Getting through a rough financial stretch demands more than willpower; it requires a clear plan. If you're dealing with mounting debt, missed payments, or a sudden income loss, the steps you take early on can make a real difference later.

  • Talk to a nonprofit credit counselor first. The National Foundation for Credit Counseling (NFCC) connects people with certified counselors who review your full financial picture at low or no cost.
  • Know what bankruptcy actually costs. Filing fees, attorney fees, and court costs add up. Get a written estimate before committing.
  • Request hardship programs proactively. Many creditors offer temporary payment deferrals or reduced rates — but you usually have to ask.
  • Protect your priority debts first. Rent, utilities, and car payments that affect your daily life should come before credit card minimums.
  • Document everything. Keep records of every call, letter, and agreement with creditors. If disputes arise later, you'll need the paper trail.

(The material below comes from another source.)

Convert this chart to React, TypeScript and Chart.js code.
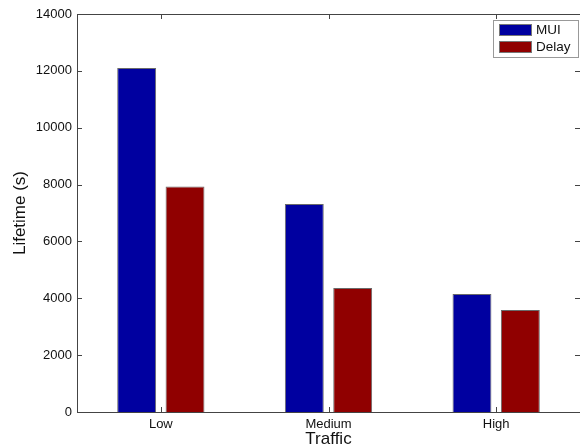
import React, { useEffect, useRef } from "react";
import { Chart, registerables } from "chart.js";

Chart.register(...registerables);

const categories = ["Low", "Medium", "High"];
const muiValues = [12100, 7320, 4150];
const delayValues = [7930, 4360, 3590];
const seriesNames = ["MUI", "Delay"];
const yTicks = [0, 2000, 4000, 6000, 8000, 10000, 12000, 14000];

const FONT = "'Liberation Sans', Arial, Helvetica, sans-serif";
const BLUE = "#0000a0";
const RED = "#900000";

const framePlugin = {
  id: "frame",
  afterDraw(chart: any) {
    const { ctx, chartArea } = chart;
    const { left, right, top, bottom } = chartArea;
    const xs = chart.scales.x;
    const ys = chart.scales.y;
    ctx.save();
    ctx.strokeStyle = "#444";
    ctx.lineWidth = 1;
    const L = Math.round(left) + 0.5;
    const T = Math.round(top) + 0.5;
    const B = Math.round(bottom) + 0.5;
    ctx.beginPath();
    ctx.moveTo(L, T);
    ctx.lineTo(chart.width + 2, T);
    ctx.moveTo(L, T);
    ctx.lineTo(L, B);
    ctx.lineTo(chart.width + 2, B);
    ctx.stroke();
    const tl = 5;
    ctx.beginPath();
    ys.ticks.forEach((_t: any, i: number) => {
      const y = Math.round(ys.getPixelForTick(i)) + 0.5;
      ctx.moveTo(left, y);
      ctx.lineTo(left + tl, y);
      ctx.moveTo(right, y);
      ctx.lineTo(right - tl, y);
    });
    xs.ticks.forEach((_t: any, i: number) => {
      const x = Math.round(xs.getPixelForTick(i)) + 0.5;
      ctx.moveTo(x, bottom);
      ctx.lineTo(x, bottom - tl);
      ctx.moveTo(x, top);
      ctx.lineTo(x, top + tl);
    });
    ctx.stroke();

    // legend
    const lx = 493.5, ly = 20.5, lw = 85, lh = 37;
    ctx.fillStyle = "#fff";
    ctx.fillRect(lx, ly, lw, lh);
    ctx.strokeStyle = "#999";
    ctx.strokeRect(lx, ly, lw, lh);
    const colors = [BLUE, RED];
    ctx.font = `13.5px ${FONT}`;
    ctx.textBaseline = "middle";
    ctx.textAlign = "left";
    seriesNames.forEach((name, i) => {
      const sy = 24 + i * 17;
      ctx.fillStyle = colors[i];
      ctx.fillRect(499, sy, 33, 12);
      ctx.strokeStyle = "#777";
      ctx.strokeRect(499.5, sy + 0.5, 32, 11);
      ctx.fillStyle = "#111";
      ctx.fillText(name, 536, sy + 6.5);
    });
    ctx.restore();
  },
};

export default function App() {
  const ref = useRef<HTMLCanvasElement | null>(null);
  useEffect(() => {
    document.body.style.margin = "0";
    if (!ref.current) return;
    const chart = new Chart(ref.current, {
      type: "bar",
      data: {
        labels: categories,
        datasets: [
          { label: seriesNames[0], data: muiValues, backgroundColor: BLUE, borderColor: "rgba(90,90,90,0.9)", borderWidth: 1 },
          { label: seriesNames[1], data: delayValues, backgroundColor: RED, borderColor: "rgba(90,90,90,0.9)", borderWidth: 1 },
        ],
      },
      options: {
        responsive: false,
        animation: false,
        layout: { padding: { top: 14, left: 0, right: 0, bottom: 0 } },
        datasets: { bar: { categoryPercentage: 0.577, barPercentage: 0.804 } },
        plugins: { legend: { display: false }, tooltip: { enabled: false } },
        scales: {
          x: {
            offset: true,
            grid: { display: false, drawTicks: false },
            border: { display: false },
            ticks: { color: "#111", font: { family: FONT, size: 13 }, padding: 5, maxRotation: 0 },
            title: { display: true, text: "Traffic", color: "#111", font: { family: FONT, size: 17 }, padding: { top: 0, bottom: -2 } },
            afterFit(scale: any) { scale.height = 36; },
          },
          y: {
            min: 0,
            max: 14000,
            afterBuildTicks(scale: any) { scale.ticks = yTicks.map((v) => ({ value: v })); },
            grid: { display: false, drawTicks: false },
            border: { display: false },
            ticks: { color: "#111", font: { family: FONT, size: 13 }, padding: 5, callback: (v: any) => String(v) },
            title: { display: true, text: "Lifetime (s)", color: "#111", font: { family: FONT, size: 17 }, padding: { top: 10, bottom: 0 } },
            afterFit(scale: any) { scale.width = 77; },
          },
        },
      },
      plugins: [framePlugin],
    });
    return () => chart.destroy();
  }, []);
  return <canvas ref={ref} width={580} height={448} style={{ display: "block", width: 580, height: 448 }} />;
}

Professional legal advice is worth the cost when the stakes are high. A bankruptcy attorney or consumer law specialist can spot options you might miss on your own — and help you avoid mistakes that are difficult to undo.

Disclaimer: This article is for informational purposes only. Gerald is not affiliated with, endorsed by, or sponsored by Empower, Consumer Financial Protection Bureau, U.S. Courts, and National Foundation for Credit Counseling. All trademarks mentioned are the property of their respective owners.

Frequently Asked Questions

If you file for bankruptcy, you might lose certain assets not protected by state or federal exemption laws. This often includes second homes, non-retirement investments, or valuable personal property. However, many essential assets like primary residences (up to a certain value) and retirement accounts are typically protected from liquidation.

The monthly payment for bankruptcy varies significantly by chapter and individual circumstances. For Chapter 7, there are filing fees (around $338 as of 2026) and attorney fees, but no monthly payments to creditors. For Chapter 13, debtors make monthly payments to a trustee for 3 to 5 years, with the amount based on income, expenses, and debt.

You might be disqualified from filing Chapter 7 bankruptcy if your income is too high to pass the means test, which compares your income to your state's median. You also can't file if you've had a previous bankruptcy case dismissed within a certain timeframe due to fraud or failure to follow court orders. Consulting a bankruptcy attorney can clarify your eligibility.

During bankruptcy, you first undergo a required credit counseling session. Then, you file a petition with the court, triggering an 'automatic stay' that stops most collection actions. A trustee is assigned to your case, and you attend a 'meeting of creditors' where questions are asked under oath. Finally, eligible debts are discharged (Chapter 7) or a repayment plan is completed (Chapter 13).